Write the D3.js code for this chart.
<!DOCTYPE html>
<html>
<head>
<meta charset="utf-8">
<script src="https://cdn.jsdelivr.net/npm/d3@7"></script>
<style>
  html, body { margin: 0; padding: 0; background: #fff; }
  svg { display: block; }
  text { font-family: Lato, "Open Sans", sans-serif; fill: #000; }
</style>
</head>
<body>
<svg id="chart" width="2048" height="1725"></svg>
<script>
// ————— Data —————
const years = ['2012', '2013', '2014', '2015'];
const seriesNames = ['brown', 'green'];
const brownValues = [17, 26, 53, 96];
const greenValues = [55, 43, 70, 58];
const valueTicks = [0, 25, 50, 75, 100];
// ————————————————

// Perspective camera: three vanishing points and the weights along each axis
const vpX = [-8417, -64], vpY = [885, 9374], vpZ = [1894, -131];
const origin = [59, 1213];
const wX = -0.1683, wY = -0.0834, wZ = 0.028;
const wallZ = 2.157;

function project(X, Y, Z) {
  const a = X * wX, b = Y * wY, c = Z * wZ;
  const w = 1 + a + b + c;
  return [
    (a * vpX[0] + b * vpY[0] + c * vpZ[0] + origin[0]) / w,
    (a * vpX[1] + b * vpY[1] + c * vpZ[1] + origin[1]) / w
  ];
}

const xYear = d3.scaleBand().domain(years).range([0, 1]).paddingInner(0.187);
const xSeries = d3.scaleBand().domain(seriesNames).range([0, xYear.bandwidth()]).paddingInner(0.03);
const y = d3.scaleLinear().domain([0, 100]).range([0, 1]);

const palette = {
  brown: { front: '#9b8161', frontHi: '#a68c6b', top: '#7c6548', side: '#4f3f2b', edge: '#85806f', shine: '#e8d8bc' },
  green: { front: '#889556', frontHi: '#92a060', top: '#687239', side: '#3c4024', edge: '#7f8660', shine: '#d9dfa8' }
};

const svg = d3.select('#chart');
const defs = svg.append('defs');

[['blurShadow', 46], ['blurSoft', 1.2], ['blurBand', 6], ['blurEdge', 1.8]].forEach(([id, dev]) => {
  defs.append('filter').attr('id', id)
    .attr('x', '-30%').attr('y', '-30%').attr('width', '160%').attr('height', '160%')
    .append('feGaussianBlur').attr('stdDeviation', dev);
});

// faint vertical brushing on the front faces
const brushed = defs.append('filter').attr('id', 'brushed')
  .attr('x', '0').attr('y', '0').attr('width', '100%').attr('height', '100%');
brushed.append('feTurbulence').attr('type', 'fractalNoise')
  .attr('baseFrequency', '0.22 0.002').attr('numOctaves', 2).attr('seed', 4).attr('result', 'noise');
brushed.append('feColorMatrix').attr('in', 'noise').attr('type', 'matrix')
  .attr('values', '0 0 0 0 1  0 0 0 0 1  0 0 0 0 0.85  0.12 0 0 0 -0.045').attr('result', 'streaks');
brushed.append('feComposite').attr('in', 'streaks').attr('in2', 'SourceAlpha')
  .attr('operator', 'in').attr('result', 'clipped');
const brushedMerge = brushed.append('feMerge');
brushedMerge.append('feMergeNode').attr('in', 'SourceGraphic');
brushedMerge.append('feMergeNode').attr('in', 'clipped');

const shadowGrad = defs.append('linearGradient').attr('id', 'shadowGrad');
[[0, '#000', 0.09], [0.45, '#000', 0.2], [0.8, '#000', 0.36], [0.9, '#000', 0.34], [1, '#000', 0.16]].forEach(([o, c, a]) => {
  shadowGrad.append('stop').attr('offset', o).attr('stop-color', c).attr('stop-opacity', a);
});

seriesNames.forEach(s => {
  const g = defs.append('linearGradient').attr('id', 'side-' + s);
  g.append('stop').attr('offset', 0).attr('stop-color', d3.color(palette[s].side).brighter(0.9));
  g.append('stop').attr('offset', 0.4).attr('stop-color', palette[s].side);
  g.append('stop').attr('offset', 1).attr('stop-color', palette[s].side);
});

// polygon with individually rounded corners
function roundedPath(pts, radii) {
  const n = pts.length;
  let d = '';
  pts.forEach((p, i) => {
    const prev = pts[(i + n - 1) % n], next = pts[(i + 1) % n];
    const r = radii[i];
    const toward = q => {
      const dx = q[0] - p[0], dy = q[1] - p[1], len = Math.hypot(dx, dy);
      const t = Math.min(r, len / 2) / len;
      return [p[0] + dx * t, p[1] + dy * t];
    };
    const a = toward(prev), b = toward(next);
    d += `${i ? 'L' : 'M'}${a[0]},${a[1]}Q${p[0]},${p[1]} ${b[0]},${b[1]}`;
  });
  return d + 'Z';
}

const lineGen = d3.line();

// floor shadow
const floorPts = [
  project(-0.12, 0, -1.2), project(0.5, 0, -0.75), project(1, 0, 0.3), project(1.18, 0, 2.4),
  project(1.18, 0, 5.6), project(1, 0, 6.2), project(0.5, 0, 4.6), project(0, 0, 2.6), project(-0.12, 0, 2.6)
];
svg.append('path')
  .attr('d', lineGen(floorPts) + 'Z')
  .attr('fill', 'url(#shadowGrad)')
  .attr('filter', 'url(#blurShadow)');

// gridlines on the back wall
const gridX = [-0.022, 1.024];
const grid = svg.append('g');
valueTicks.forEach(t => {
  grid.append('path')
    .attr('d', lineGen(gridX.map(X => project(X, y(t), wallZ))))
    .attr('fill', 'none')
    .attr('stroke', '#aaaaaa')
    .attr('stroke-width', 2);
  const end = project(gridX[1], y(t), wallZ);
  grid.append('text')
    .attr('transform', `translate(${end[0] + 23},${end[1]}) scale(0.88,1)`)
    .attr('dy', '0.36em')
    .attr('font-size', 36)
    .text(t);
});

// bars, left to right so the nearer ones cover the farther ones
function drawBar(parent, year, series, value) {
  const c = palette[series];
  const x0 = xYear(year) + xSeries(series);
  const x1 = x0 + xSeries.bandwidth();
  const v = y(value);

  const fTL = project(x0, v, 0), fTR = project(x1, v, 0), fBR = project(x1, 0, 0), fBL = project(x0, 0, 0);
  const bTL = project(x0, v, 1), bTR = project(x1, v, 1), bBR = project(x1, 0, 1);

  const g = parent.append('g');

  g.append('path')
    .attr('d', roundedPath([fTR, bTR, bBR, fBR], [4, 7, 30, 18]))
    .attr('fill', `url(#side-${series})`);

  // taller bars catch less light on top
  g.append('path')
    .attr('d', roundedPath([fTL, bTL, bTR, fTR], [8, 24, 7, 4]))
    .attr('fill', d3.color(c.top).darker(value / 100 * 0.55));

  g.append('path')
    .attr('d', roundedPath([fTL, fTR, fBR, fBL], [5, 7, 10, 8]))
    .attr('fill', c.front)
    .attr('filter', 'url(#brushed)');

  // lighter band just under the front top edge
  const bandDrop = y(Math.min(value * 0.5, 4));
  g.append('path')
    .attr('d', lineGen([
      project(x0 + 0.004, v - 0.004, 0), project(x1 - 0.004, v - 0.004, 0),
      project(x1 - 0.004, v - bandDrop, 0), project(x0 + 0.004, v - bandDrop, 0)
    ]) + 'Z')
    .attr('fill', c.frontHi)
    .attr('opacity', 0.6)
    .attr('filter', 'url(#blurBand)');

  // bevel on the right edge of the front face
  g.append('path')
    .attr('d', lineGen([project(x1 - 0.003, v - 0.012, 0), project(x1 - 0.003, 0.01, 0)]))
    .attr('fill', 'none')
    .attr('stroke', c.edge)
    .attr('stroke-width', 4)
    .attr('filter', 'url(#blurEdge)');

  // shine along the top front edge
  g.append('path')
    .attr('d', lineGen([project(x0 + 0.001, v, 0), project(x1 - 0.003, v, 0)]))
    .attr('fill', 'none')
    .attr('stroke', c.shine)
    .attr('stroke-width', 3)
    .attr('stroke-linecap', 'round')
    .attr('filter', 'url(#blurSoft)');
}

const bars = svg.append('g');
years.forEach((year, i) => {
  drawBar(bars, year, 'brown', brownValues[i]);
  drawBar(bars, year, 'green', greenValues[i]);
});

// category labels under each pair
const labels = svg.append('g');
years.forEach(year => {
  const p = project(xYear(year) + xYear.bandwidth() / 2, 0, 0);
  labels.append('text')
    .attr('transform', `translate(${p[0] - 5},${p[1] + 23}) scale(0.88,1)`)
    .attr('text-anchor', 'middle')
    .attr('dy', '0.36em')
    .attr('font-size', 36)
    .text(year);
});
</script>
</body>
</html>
● ● ● ●
**SHORT EXERCISE:**
Your task is to quote the lines above, beginning with the first and ending with the one that holds "const defs = svg.append('defs');".

**RESULT:**
Write the D3.js code for this chart.
<!DOCTYPE html>
<html>
<head>
<meta charset="utf-8">
<script src="https://cdn.jsdelivr.net/npm/d3@7"></script>
<style>
  html, body { margin: 0; padding: 0; background: #fff; }
  svg { display: block; }
  text { font-family: Lato, "Open Sans", sans-serif; fill: #000; }
</style>
</head>
<body>
<svg id="chart" width="2048" height="1725"></svg>
<script>
// ————— Data —————
const years = ['2012', '2013', '2014', '2015'];
const seriesNames = ['brown', 'green'];
const brownValues = [17, 26, 53, 96];
const greenValues = [55, 43, 70, 58];
const valueTicks = [0, 25, 50, 75, 100];
// ————————————————

// Perspective camera: three vanishing points and the weights along each axis
const vpX = [-8417, -64], vpY = [885, 9374], vpZ = [1894, -131];
const origin = [59, 1213];
const wX = -0.1683, wY = -0.0834, wZ = 0.028;
const wallZ = 2.157;

function project(X, Y, Z) {
  const a = X * wX, b = Y * wY, c = Z * wZ;
  const w = 1 + a + b + c;
  return [
    (a * vpX[0] + b * vpY[0] + c * vpZ[0] + origin[0]) / w,
    (a * vpX[1] + b * vpY[1] + c * vpZ[1] + origin[1]) / w
  ];
}

const xYear = d3.scaleBand().domain(years).range([0, 1]).paddingInner(0.187);
const xSeries = d3.scaleBand().domain(seriesNames).range([0, xYear.bandwidth()]).paddingInner(0.03);
const y = d3.scaleLinear().domain([0, 100]).range([0, 1]);

const palette = {
  brown: { front: '#9b8161', frontHi: '#a68c6b', top: '#7c6548', side: '#4f3f2b', edge: '#85806f', shine: '#e8d8bc' },
  green: { front: '#889556', frontHi: '#92a060', top: '#687239', side: '#3c4024', edge: '#7f8660', shine: '#d9dfa8' }
};

const svg = d3.select('#chart');
const defs = svg.append('defs');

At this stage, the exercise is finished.